To make matters worse, just below the header, they put an advertisement. My mental adblock kicked in, and blanked out the header and the ad—completely and organically obscuring the input field from my mental model of the page. Worse, the field is labeled “search”, rather than something more useful like “enter your term”. When I did find the field, my instinct was to type “get definitions” or something like that. (I didn’t, of course—I’ve been trained over the years to cope with bad design.)

Fast Forward — 99.9% Wasted

On television, many people either zoom past the commercials on their DVR, or they leave the room, or, even more often, they just ignore them. The more you watch TV, the less you interact with commercials. The more often you use the web, the less you need AdBlock, because the easier it gets to ignore the ads, to the point where you don’t even notice that they’re there. The thought of intentionally clicking on a banner ad is on par with walking to work naked.

There’s an old saying, “I know half my advertising dollars are wasted, but I don’t know which half.” Online, it’s not half, it’s 99.9% wasted, and with click-through tracking, you know exactly which 99.9%. Your money is wasted when you buy banner ads, because users don’t see them. That’s not to say that advertising online is a waste—it just has to be done smarter, because the users adapted almost immediately.

Take, for example, Smirnoff Green Tea. The “ad” (and the West Coast response) came out long before you could buy the product in stores. They uploaded the videos to the internet, and let users pass them around. The trick is, users wanted to see these ads, because they provided real entertainment value in addition to very subtly pushing a product. Or, look at the BMW short directed by Guy Richie and starring Madonna, or the other BMW vids with Clive Owen. They’re too slick to be an ad, and funny enough for everyone to tell their friends about it. And they just happen to make the BMW M5 seem like the coolest car on the road.

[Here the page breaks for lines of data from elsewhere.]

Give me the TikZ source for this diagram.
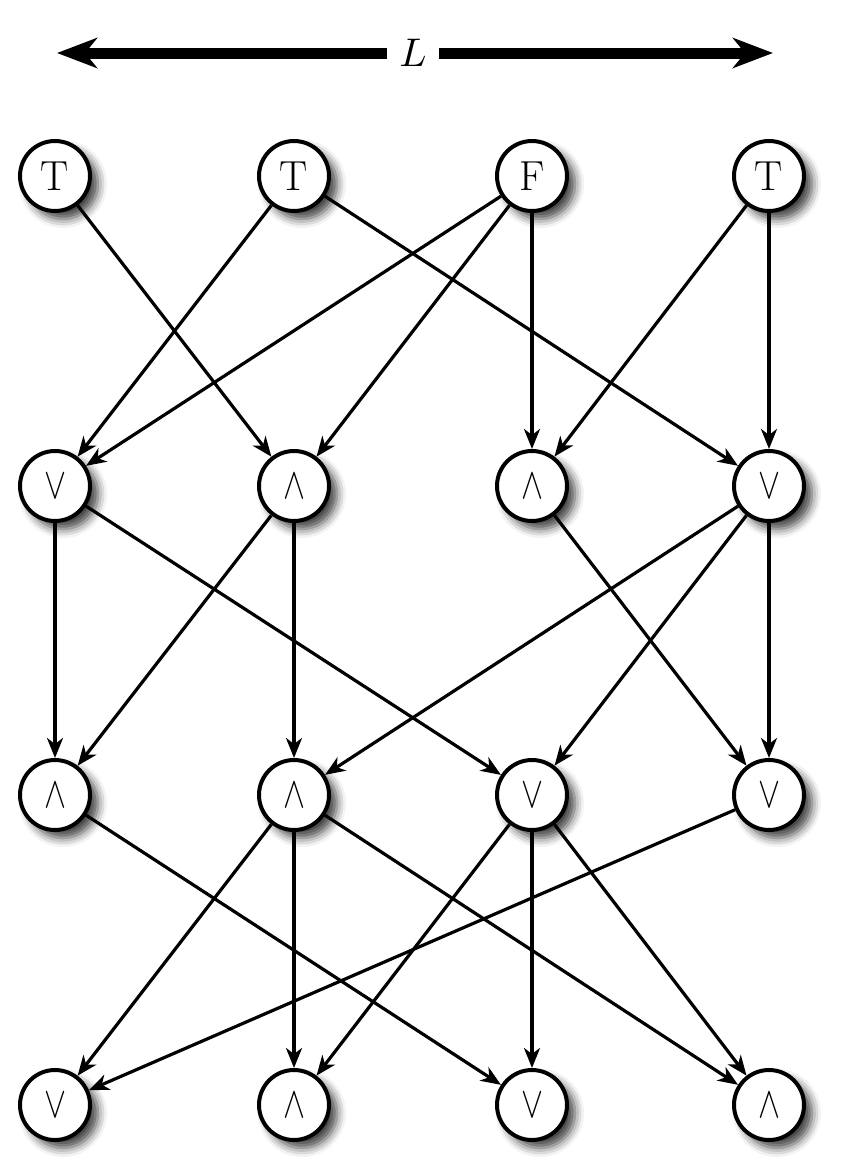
\documentclass[tikz,border=0pt]{standalone}
\usepackage{graphicx}
\usetikzlibrary{arrows.meta,shadows.blur}
\newcommand{\bigmath}[1]{\scalebox{4}{\normalsize$#1$}}
\newcommand{\gatesym}[1]{\scalebox{3.3}[4.4]{\normalsize$#1$}}
\tikzset{
  gate/.style={circle, draw, line width=4pt, fill=white, minimum size=70pt, inner sep=0pt,
    font=\fontsize{42}{42}\selectfont,
    blur shadow={shadow xshift=8pt, shadow yshift=-8pt, shadow blur radius=9pt, shadow opacity=75}},
  wire/.style={line width=3.2pt, -{Stealth[length=20pt,width=16pt,inset=6pt]}},
  bigarrow/.style={line width=11pt, -{Stealth[length=40pt,width=30pt,inset=12pt]}}
}
\begin{document}
\begin{tikzpicture}[x=1pt,y=-1pt]
\useasboundingbox (0,0) rectangle (843,1176);
% top measure
\node[inner xsep=12pt, inner ysep=0pt] (L) at (413,53) {\bigmath{L}};
\coordinate (lt) at (57,53);
\coordinate (rt) at (773,53);
\draw[bigarrow] (L) -- (lt);
\draw[bigarrow] (L) -- (rt);
% nodes
\def\cA{55}\def\cB{294}\def\cC{532}\def\cD{769}
\node[gate] (a0) at (\cA,176) {T};
\node[gate] (a1) at (\cB,176) {T};
\node[gate] (a2) at (\cC,176) {F};
\node[gate] (a3) at (\cD,176) {T};
\node[gate] (b0) at (\cA,486) {\gatesym{\vee}};
\node[gate] (b1) at (\cB,486) {\gatesym{\wedge}};
\node[gate] (b2) at (\cC,486) {\gatesym{\wedge}};
\node[gate] (b3) at (\cD,486) {\gatesym{\vee}};
\node[gate] (c0) at (\cA,795) {\gatesym{\wedge}};
\node[gate] (c1) at (\cB,795) {\gatesym{\wedge}};
\node[gate] (c2) at (\cC,795) {\gatesym{\vee}};
\node[gate] (c3) at (\cD,795) {\gatesym{\vee}};
\node[gate] (d0) at (\cA,1105) {\gatesym{\vee}};
\node[gate] (d1) at (\cB,1105) {\gatesym{\wedge}};
\node[gate] (d2) at (\cC,1105) {\gatesym{\vee}};
\node[gate] (d3) at (\cD,1105) {\gatesym{\wedge}};
% edges row 0 -> 1
\draw[wire] (a0) -- (b1);
\draw[wire] (a1) -- (b0);
\draw[wire] (a1) -- (b3);
\draw[wire] (a2) -- (b0);
\draw[wire] (a2) -- (b1);
\draw[wire] (a2) -- (b2);
\draw[wire] (a3) -- (b2);
\draw[wire] (a3) -- (b3);
% row 1 -> 2
\draw[wire] (b0) -- (c0);
\draw[wire] (b0) -- (c2);
\draw[wire] (b1) -- (c0);
\draw[wire] (b1) -- (c1);
\draw[wire] (b2) -- (c3);
\draw[wire] (b3) -- (c1);
\draw[wire] (b3) -- (c2);
\draw[wire] (b3) -- (c3);
% row 2 -> 3
\draw[wire] (c0) -- (d2);
\draw[wire] (c1) -- (d0);
\draw[wire] (c1) -- (d1);
\draw[wire] (c1) -- (d3);
\draw[wire] (c2) -- (d1);
\draw[wire] (c2) -- (d2);
\draw[wire] (c2) -- (d3);
\draw[wire] (c3) -- (d0);
\end{tikzpicture}
\end{document}
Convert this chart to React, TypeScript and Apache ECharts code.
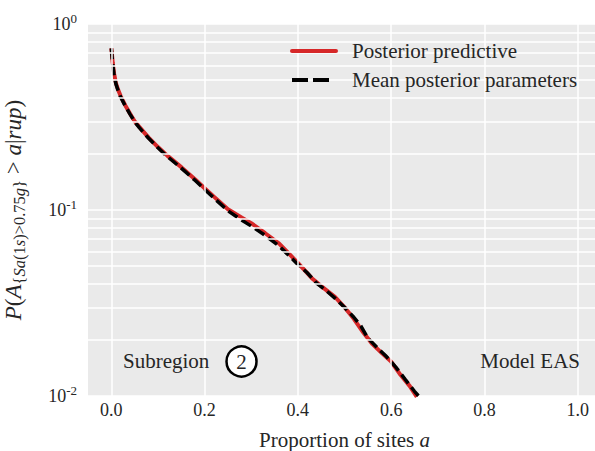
import React, { useEffect, useRef } from "react";
import * as echarts from "echarts";

// Tick values / labels
const xTickValues = [0, 0.2, 0.4, 0.6, 0.8, 1.0];
const yMinorGrid = [0.02, 0.03, 0.04, 0.05, 0.06, 0.07, 0.08, 0.09, 0.2, 0.3, 0.4, 0.5, 0.6, 0.7, 0.8, 0.9];
const seriesNames = ["Posterior predictive", "Mean posterior parameters"];

// Posterior predictive (red, solid)
const predX = [0, 0.001, 0.003, 0.006, 0.01, 0.015, 0.02, 0.03, 0.04, 0.05, 0.06, 0.08, 0.10, 0.12, 0.15, 0.18, 0.20, 0.22, 0.25, 0.28, 0.30, 0.33, 0.36, 0.40, 0.43, 0.45, 0.48, 0.50, 0.52, 0.54, 0.56, 0.58, 0.60, 0.62, 0.64, 0.655];
const predY = [0.74, 0.70, 0.62, 0.54, 0.48, 0.44, 0.41, 0.365, 0.33, 0.30, 0.28, 0.245, 0.218, 0.196, 0.170, 0.146, 0.131, 0.118, 0.101, 0.091, 0.085, 0.075, 0.066, 0.052, 0.043, 0.039, 0.034, 0.030, 0.026, 0.022, 0.019, 0.017, 0.0153, 0.013, 0.0113, 0.0099];

// Mean posterior parameters (black, dashed)
const meanX = [0, 0.001, 0.003, 0.006, 0.01, 0.015, 0.02, 0.03, 0.04, 0.05, 0.06, 0.08, 0.10, 0.12, 0.15, 0.18, 0.20, 0.22, 0.25, 0.28, 0.30, 0.33, 0.36, 0.40, 0.42, 0.44, 0.46, 0.48, 0.50, 0.52, 0.535, 0.55, 0.57, 0.59, 0.61, 0.63, 0.65, 0.662];
const meanY = [0.74, 0.69, 0.61, 0.53, 0.475, 0.435, 0.405, 0.362, 0.328, 0.298, 0.277, 0.243, 0.216, 0.194, 0.168, 0.144, 0.129, 0.116, 0.099, 0.088, 0.082, 0.073, 0.064, 0.051, 0.046, 0.0405, 0.037, 0.0335, 0.030, 0.0265, 0.0238, 0.0205, 0.0182, 0.0163, 0.0143, 0.0123, 0.0106, 0.0098];

const SERIF = "'Liberation Serif', 'Times New Roman', serif";
const TXT = "#262626";
const RED = "#D62728";

export default function App() {
  const ref = useRef<HTMLDivElement>(null);
  useEffect(() => {
    document.body.style.margin = "0";
    const chart = echarts.init(ref.current!, null, { renderer: "svg" });
    const pred = predX.map((x, i) => [x, predY[i]]);
    const mean = meanX.map((x, i) => [x, meanY[i]]);
    const gridLines = [
      ...xTickValues.map((v) => ({ xAxis: v })),
      ...yMinorGrid.map((v) => ({ yAxis: v })),
    ];
    const mainStyle = { fontFamily: SERIF, fontSize: 23, color: TXT, padding: [0, 0, 11, 0] };
    const subStyle = { fontFamily: SERIF, fontSize: 16.5, color: TXT };
    const txt = (text: string, x: number, y: number, align: string) => ({
      type: "text", x, y, z: 10,
      style: { text, fill: TXT, font: `21px ${SERIF}`, textAlign: align, textVerticalAlign: "middle" },
    });
    const option: any = {
      animation: false,
      grid: {
        left: 88, top: 24, right: -6, bottom: 55,
        containLabel: false, outerBoundsMode: "none",
        show: true, backgroundColor: "#EAEAEA", borderWidth: 0,
      },
      xAxis: {
        type: "value", min: -0.05, max: 1.05,
        axisLine: { show: false }, axisTick: { show: false }, splitLine: { show: false },
        axisLabel: {
          customValues: xTickValues,
          formatter: (v: number) => v.toFixed(1),
          fontFamily: SERIF, fontSize: 18, color: TXT, margin: 5,
        },
        name: "{t|Proportion of sites }{i|a}",
        nameLocation: "middle", nameGap: 33,
        nameTextStyle: {
          fontFamily: SERIF, fontSize: 21, color: TXT,
          rich: {
            t: { fontFamily: SERIF, fontSize: 21, color: TXT },
            i: { fontFamily: SERIF, fontSize: 21, color: TXT, fontStyle: "italic" },
          },
        },
      },
      yAxis: {
        type: "log", logBase: 10, min: 0.01, max: 1,
        axisLine: { show: false }, axisTick: { show: false },
        splitLine: { show: true, lineStyle: { color: "#FFFFFF", width: 1.5 } },
        axisLabel: {
          margin: 11,
          formatter: (v: number) => `{b|10}{s|${Math.round(Math.log10(v))}}`,
          rich: {
            b: { fontFamily: SERIF, fontSize: 18, color: TXT },
            s: { fontFamily: SERIF, fontSize: 13, color: TXT, padding: [0, 0, 12, 0] },
          },
        },
        name: "{m|P}{u|(}{m|A}{su|{}{si|Sa}{su|(1}{si|s}{su|)>0.75}{si|g}}{u| > }{m|a}{u||}{m|rup}{u|)}",
        nameLocation: "middle", nameRotate: 90, nameGap: 52,
        nameTextStyle: {
          fontFamily: SERIF, fontSize: 16.5, color: TXT,
          rich: {
            m: { ...mainStyle, fontStyle: "italic" },
            u: { ...mainStyle, fontStyle: "normal" },
            su: { ...subStyle, fontStyle: "normal" },
            si: { ...subStyle, fontStyle: "italic" },
          },
        },
      },
      series: [
        {
          type: "line", name: "grid", data: pred, z: 1, silent: true,
          symbol: "none", lineStyle: { opacity: 0 },
          markLine: {
            silent: true, symbol: "none", animation: false,
            label: { show: false },
            lineStyle: { color: "#FFFFFF", width: 1.5, type: "solid" },
            data: gridLines,
          },
        },
        {
          type: "line", name: seriesNames[0], data: pred, z: 3,
          symbol: "none", lineStyle: { color: RED, width: 4 },
          itemStyle: { color: RED },
        },
        {
          type: "line", name: seriesNames[1], data: mean, z: 4,
          symbol: "none", lineStyle: { color: "#000000", width: 3.5, type: [11, 5] },
          itemStyle: { color: "#000000" },
        },
      ],
      graphic: [
        {
          type: "line", z: 10, shape: { x1: 292, y1: 51, x2: 336, y2: 51 },
          style: { stroke: RED, lineWidth: 4, lineCap: "round" },
        },
        {
          type: "line", z: 10, shape: { x1: 292, y1: 80, x2: 329, y2: 80 },
          style: { stroke: "#000000", lineWidth: 4, lineDash: [16, 5] },
        },
        txt(seriesNames[0], 352, 51, "left"),
        txt(seriesNames[1], 352, 80, "left"),
        txt("Subregion", 123, 361, "left"),
        {
          type: "circle", z: 10, shape: { cx: 241.5, cy: 361.5, r: 15 },
          style: { fill: "#FFFFFF", stroke: "#000000", lineWidth: 2.5 },
        },
        { ...txt("2", 241.5, 362, "center"), z: 11 },
        txt("Model EAS", 580, 361, "right"),
      ],
    };
    chart.setOption(option);
    return () => chart.dispose();
  }, []);
  return <div ref={ref} style={{ width: 595, height: 451 }} />;
}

In a less high-budget approach, consider the snippets above the message-list in GMail. About 80% of the time, they’re the things that I chose to put there: Slashdot and other news feeds, mostly. That other 20% of the time, they’re contextually related to either the news feeds that I normally view, or the message(s) I’m viewing now. I see those, because my brain doesn’t see them as an “ad”, but rather as potentially relevant content that I may be interested in.

Evolved to Ignore

Millions of years of evolution has made us very good at picking out relevancy in a sea of details. Once upon a time, it helped us find the materials to make tools, the footprints of our prey, and the plants that were edible. Even as you read this sentence, yuor brain will likely skip right over the spelling error, since it doesn’t matter. A human only has so much attention and mental energy, and survival depends upon the judicious use of it. The more information you’re exposed to, the more noise you have to tune out, and the mental cost of making these choices ads up quick. So, we delegate certain rules to the subconscious, like “Ads are always pointless. Flashy text is a gimmick. Don’t bother me with it.” The ad doesn’t even make it to the conceptual level of analysis—somewhere between the eyeballs and the higher brain functions, it hits a spam filter and gets discarded.

Wladimir Palant said it well: [T]here is only one reliable way to make sure your ads aren’t blocked — make sure the users don’t want to block them.

I’d go a step further than his statement: Even if the “block firefox” crowd were to find a way to detect AdBlock, it wouldn’t matter. I used to find online ads annoying. Now I don’t find them anything, because I can’t see them, and as such, I’ve never felt a need to install AdBlock. (The occasional rich-media ad that breaks the page layout does annoy the piss out of me, though.) There will never be a way to block users who ignore ads, and the percentage of people who are completely blind to ads will continue to increase as more people use the web. The revenue stream, which has been drying up since the 90s, will get ever drier as more brand owners realize that there are more effective ways to meet their marketing objectives. If AdBlock is relevant to your site, you’re already in trouble, and it’s just going to get worse from here.